Each entry that follows is to be retyped exactly. Pictures do not belong in the copy.

## [RECORD EXCERPTS]
★ ★ ★ ★

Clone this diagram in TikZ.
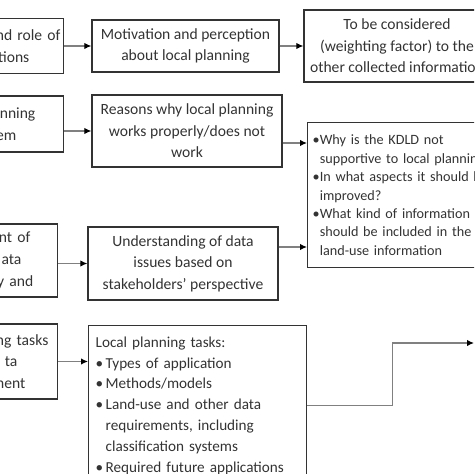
\documentclass[tikz,border=0pt]{standalone}
\usepackage{fontspec}
\setmainfont{Carlito}
\usetikzlibrary{arrows.meta, positioning}

\newcommand{\pad}[1]{\makebox[#1]{}}

\begin{document}
\begin{tikzpicture}[
        x=0.5pt, y=-0.5pt,
        box/.style={rectangle, draw=black!80, line width=0.65pt, text=black!80, align=center, inner sep=0pt, font=\fontsize{7.8}{10.8}\selectfont},
        cutbox/.style={box, anchor=east, text width=64pt, align=right},
        listbox/.style={box, align=left, anchor=north west},
        arrow/.style={draw=black!50, line width=0.6pt, -{Latex[length=3.5pt, width=3.2pt, black]}}
    ]
    \useasboundingbox (0,0) rectangle (474,474);
    \clip (0,0) rectangle (474,474);

    % Left column (cut off)
    \node (role) [cutbox, minimum height=27.5pt] at (64,46) {nd role of\pad{1.5pt}\\ tions\pad{17pt}};
    \node (sys) [cutbox, minimum height=28pt] at (64,124) {nning\pad{14pt}\\ em\pad{23.5pt}};
    \node (data) [cutbox, minimum height=36.5pt] at (58,260.5) {nt of\pad{13.5pt}\\ ata\pad{18pt}\\ y and\pad{12pt}};
    \node (tasks) [cutbox, minimum height=37.5pt] at (58,361.5) {ng tasks\pad{4.5pt}\\ ta\pad{20pt}\\ ment\pad{16pt}};

    % Middle column
    \node (motiv) [box, minimum width=93.5pt, minimum height=26pt] at (185.5,46) {Motivation and perception\\ about local planning};
    \node (reasons) [box, minimum width=95pt, minimum height=36pt] at (187,131) {Reasons why local planning\\ works properly/does not\\ work};
    \node (issues) [box, minimum width=95pt, minimum height=36.5pt] at (183,263.5) {Understanding of data\\ issues based on\\ stakeholders’ perspective};
    \node (local) [listbox, text width=102pt, inner xsep=3.5pt, minimum height=80pt, font=\fontsize{7.6}{10.4}\selectfont] at (88,325)
        {Local planning tasks:\\
         \makebox[5pt][l]{\textbullet}Types of application\\
         \makebox[5pt][l]{\textbullet}Methods/models\\
         \makebox[5pt][l]{\textbullet}Land-use and other data\\
         \hspace*{5pt}requirements, including\\
         \hspace*{5pt}classification systems\\
         \makebox[5pt][l]{\textbullet}Required future applications};

    % Right column
    \node (weight) [box, minimum width=93pt, minimum height=36pt] at (397,46) {To be considered\\ (weighting factor) to the\\ other collected information};
    \node (kdld) [listbox, text width=105.5pt, inner xsep=2.5pt, minimum height=72.5pt, font=\fontsize{7.1}{9.2}\selectfont] at (307,122)
        {\makebox[3.6pt][l]{\textbullet}Why is the KDLD not\\
         \hspace*{3.6pt}supportive to local planning\\
         \makebox[3.6pt][l]{\textbullet}In what aspects it should be\\
         \hspace*{3.6pt}improved?\\
         \makebox[3.6pt][l]{\textbullet}What kind of information\\
         \hspace*{3.6pt}should be included in the\\
         \hspace*{3.6pt}land-use information};
    \coordinate (out) at (474,343);

    % Arrows
    \draw [arrow] (role) -- (motiv);
    \draw [arrow] (motiv) -- (weight);
    \draw [arrow] (sys.east |- reasons.west) -- (reasons.west);
    \draw [arrow] ([yshift=-6pt]reasons.east) -- ([yshift=-6pt]reasons.east -| kdld.west);
    \draw [arrow] (data.east |- issues.west) -- (issues.west);
    \draw [arrow] ([yshift=8.25pt]issues.east) -- ([yshift=8.25pt]issues.east -| kdld.west);
    \draw [arrow] (tasks.east) -- (tasks.east -| local.west);
    \draw [arrow] (local.east) -- ++(85,0) |- (out);

\end{tikzpicture}
\end{document}
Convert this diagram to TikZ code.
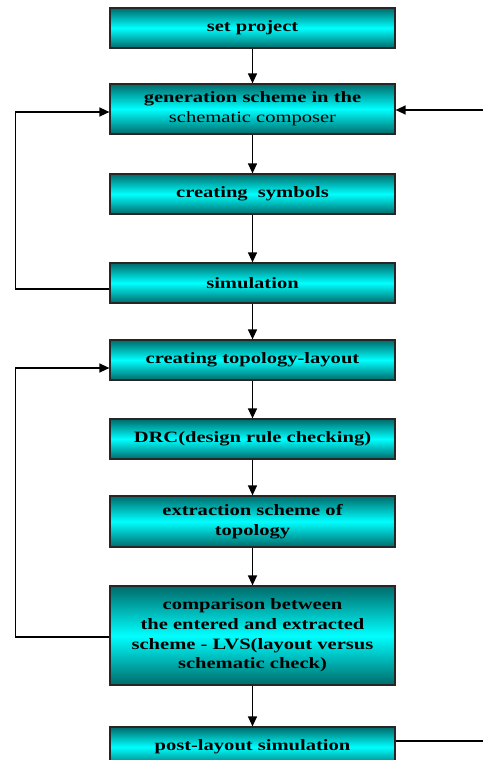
\documentclass[tikz,border=0pt]{standalone}
\usepackage{fontspec}
\setmainfont{Liberation Serif}[FakeStretch=1.3]
\usetikzlibrary{arrows.meta}
\definecolor{deep}{HTML}{006A6A}
\definecolor{glow}{HTML}{00FFFF}

\begin{document}
\begin{tikzpicture}[x=1pt,y=-1pt,
  box/.style={draw=black!85,line width=1.2pt,minimum width=285pt,inner sep=0pt,align=center,
    top color=deep,bottom color=deep,middle color=glow,
    font=\fontsize{15.8}{19.7}\selectfont\bfseries},
  flow/.style={line width=1.3pt,-{Triangle[length=10pt,width=9pt]}},
  wire/.style={line width=1.3pt}]
\clip (0,0) rectangle (483,760);
\node[box,minimum height=40pt] (set) at (252.5,28) {set project};
\node[box,minimum height=50pt] (gen) at (252.5,109) {generation scheme in the\\{\mdseries schematic composer}};
\node[box,minimum height=40pt] (sym) at (252.5,194) {creating~~symbols};
\node[box,minimum height=40pt] (sim) at (252.5,283) {simulation};
\node[box,minimum height=40pt] (topo) at (252.5,360) {creating topology-layout};
\node[box,minimum height=40pt] (drc) at (252.5,439) {DRC(design rule checking)};
\node[box,minimum height=51pt] (ext) at (252.5,521.5) {extraction scheme of\\topology};
\node[box,minimum height=99pt] (lvs) at (252.5,635.5) {comparison between\\the entered and extracted\\scheme - LVS(layout versus\\schematic check)};
\node[box,minimum height=40pt] (post) at (252.5,747) {post-layout simulation};
\coordinate (rin) at (483,110);
\coordinate (rout) at (483,741);
% main flow
\draw[flow] (set) -- (gen);
\draw[flow] (gen) -- (sym);
\draw[flow] (sym) -- (sim);
\draw[flow] (sim) -- (topo);
\draw[flow] (topo) -- (drc);
\draw[flow] (drc) -- (ext);
\draw[flow] (ext) -- (lvs);
\draw[flow] (lvs) -- (post);
% loops back
\draw[flow] ([yshift=-6pt]sim.west) -- ++(-94,0) |- ([yshift=-3pt]gen.west);
\draw[flow] ([yshift=-1.5pt]lvs.west) -- ++(-94,0) |- ([yshift=-8pt]topo.west);
\draw[flow] (rin) -- (rin -| gen.east);
\draw[wire] (post.east |- rout) -- (rout);
\end{tikzpicture}
\end{document}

★ ★ ★ ★

## [COMPLETE ANSWER]
Clone this diagram in TikZ.
\documentclass[tikz,border=0pt]{standalone}
\usepackage{fontspec}
\setmainfont{Carlito}
\usetikzlibrary{arrows.meta, positioning}

\newcommand{\pad}[1]{\makebox[#1]{}}

\begin{document}
\begin{tikzpicture}[
        x=0.5pt, y=-0.5pt,
        box/.style={rectangle, draw=black!80, line width=0.65pt, text=black!80, align=center, inner sep=0pt, font=\fontsize{7.8}{10.8}\selectfont},
        cutbox/.style={box, anchor=east, text width=64pt, align=right},
        listbox/.style={box, align=left, anchor=north west},
        arrow/.style={draw=black!50, line width=0.6pt, -{Latex[length=3.5pt, width=3.2pt, black]}}
    ]
    \useasboundingbox (0,0) rectangle (474,474);
    \clip (0,0) rectangle (474,474);

    % Left column (cut off)
    \node (role) [cutbox, minimum height=27.5pt] at (64,46) {nd role of\pad{1.5pt}\\ tions\pad{17pt}};
    \node (sys) [cutbox, minimum height=28pt] at (64,124) {nning\pad{14pt}\\ em\pad{23.5pt}};
    \node (data) [cutbox, minimum height=36.5pt] at (58,260.5) {nt of\pad{13.5pt}\\ ata\pad{18pt}\\ y and\pad{12pt}};
    \node (tasks) [cutbox, minimum height=37.5pt] at (58,361.5) {ng tasks\pad{4.5pt}\\ ta\pad{20pt}\\ ment\pad{16pt}};

    % Middle column
    \node (motiv) [box, minimum width=93.5pt, minimum height=26pt] at (185.5,46) {Motivation and perception\\ about local planning};
    \node (reasons) [box, minimum width=95pt, minimum height=36pt] at (187,131) {Reasons why local planning\\ works properly/does not\\ work};
    \node (issues) [box, minimum width=95pt, minimum height=36.5pt] at (183,263.5) {Understanding of data\\ issues based on\\ stakeholders’ perspective};
    \node (local) [listbox, text width=102pt, inner xsep=3.5pt, minimum height=80pt, font=\fontsize{7.6}{10.4}\selectfont] at (88,325)
        {Local planning tasks:\\
         \makebox[5pt][l]{\textbullet}Types of application\\
         \makebox[5pt][l]{\textbullet}Methods/models\\
         \makebox[5pt][l]{\textbullet}Land-use and other data\\
         \hspace*{5pt}requirements, including\\
         \hspace*{5pt}classification systems\\
         \makebox[5pt][l]{\textbullet}Required future applications};

    % Right column
    \node (weight) [box, minimum width=93pt, minimum height=36pt] at (397,46) {To be considered\\ (weighting factor) to the\\ other collected information};
    \node (kdld) [listbox, text width=105.5pt, inner xsep=2.5pt, minimum height=72.5pt, font=\fontsize{7.1}{9.2}\selectfont] at (307,122)
        {\makebox[3.6pt][l]{\textbullet}Why is the KDLD not\\
         \hspace*{3.6pt}supportive to local planning\\
         \makebox[3.6pt][l]{\textbullet}In what aspects it should be\\
         \hspace*{3.6pt}improved?\\
         \makebox[3.6pt][l]{\textbullet}What kind of information\\
         \hspace*{3.6pt}should be included in the\\
         \hspace*{3.6pt}land-use information};
    \coordinate (out) at (474,343);

    % Arrows
    \draw [arrow] (role) -- (motiv);
    \draw [arrow] (motiv) -- (weight);
    \draw [arrow] (sys.east |- reasons.west) -- (reasons.west);
    \draw [arrow] ([yshift=-6pt]reasons.east) -- ([yshift=-6pt]reasons.east -| kdld.west);
    \draw [arrow] (data.east |- issues.west) -- (issues.west);
    \draw [arrow] ([yshift=8.25pt]issues.east) -- ([yshift=8.25pt]issues.east -| kdld.west);
    \draw [arrow] (tasks.east) -- (tasks.east -| local.west);
    \draw [arrow] (local.east) -- ++(85,0) |- (out);

\end{tikzpicture}
\end{document}
Convert this diagram to TikZ code.
\documentclass[tikz,border=0pt]{standalone}
\usepackage{fontspec}
\setmainfont{Liberation Serif}[FakeStretch=1.3]
\usetikzlibrary{arrows.meta}
\definecolor{deep}{HTML}{006A6A}
\definecolor{glow}{HTML}{00FFFF}

\begin{document}
\begin{tikzpicture}[x=1pt,y=-1pt,
  box/.style={draw=black!85,line width=1.2pt,minimum width=285pt,inner sep=0pt,align=center,
    top color=deep,bottom color=deep,middle color=glow,
    font=\fontsize{15.8}{19.7}\selectfont\bfseries},
  flow/.style={line width=1.3pt,-{Triangle[length=10pt,width=9pt]}},
  wire/.style={line width=1.3pt}]
\clip (0,0) rectangle (483,760);
\node[box,minimum height=40pt] (set) at (252.5,28) {set project};
\node[box,minimum height=50pt] (gen) at (252.5,109) {generation scheme in the\\{\mdseries schematic composer}};
\node[box,minimum height=40pt] (sym) at (252.5,194) {creating~~symbols};
\node[box,minimum height=40pt] (sim) at (252.5,283) {simulation};
\node[box,minimum height=40pt] (topo) at (252.5,360) {creating topology-layout};
\node[box,minimum height=40pt] (drc) at (252.5,439) {DRC(design rule checking)};
\node[box,minimum height=51pt] (ext) at (252.5,521.5) {extraction scheme of\\topology};
\node[box,minimum height=99pt] (lvs) at (252.5,635.5) {comparison between\\the entered and extracted\\scheme - LVS(layout versus\\schematic check)};
\node[box,minimum height=40pt] (post) at (252.5,747) {post-layout simulation};
\coordinate (rin) at (483,110);
\coordinate (rout) at (483,741);
% main flow
\draw[flow] (set) -- (gen);
\draw[flow] (gen) -- (sym);
\draw[flow] (sym) -- (sim);
\draw[flow] (sim) -- (topo);
\draw[flow] (topo) -- (drc);
\draw[flow] (drc) -- (ext);
\draw[flow] (ext) -- (lvs);
\draw[flow] (lvs) -- (post);
% loops back
\draw[flow] ([yshift=-6pt]sim.west) -- ++(-94,0) |- ([yshift=-3pt]gen.west);
\draw[flow] ([yshift=-1.5pt]lvs.west) -- ++(-94,0) |- ([yshift=-8pt]topo.west);
\draw[flow] (rin) -- (rin -| gen.east);
\draw[wire] (post.east |- rout) -- (rout);
\end{tikzpicture}
\end{document}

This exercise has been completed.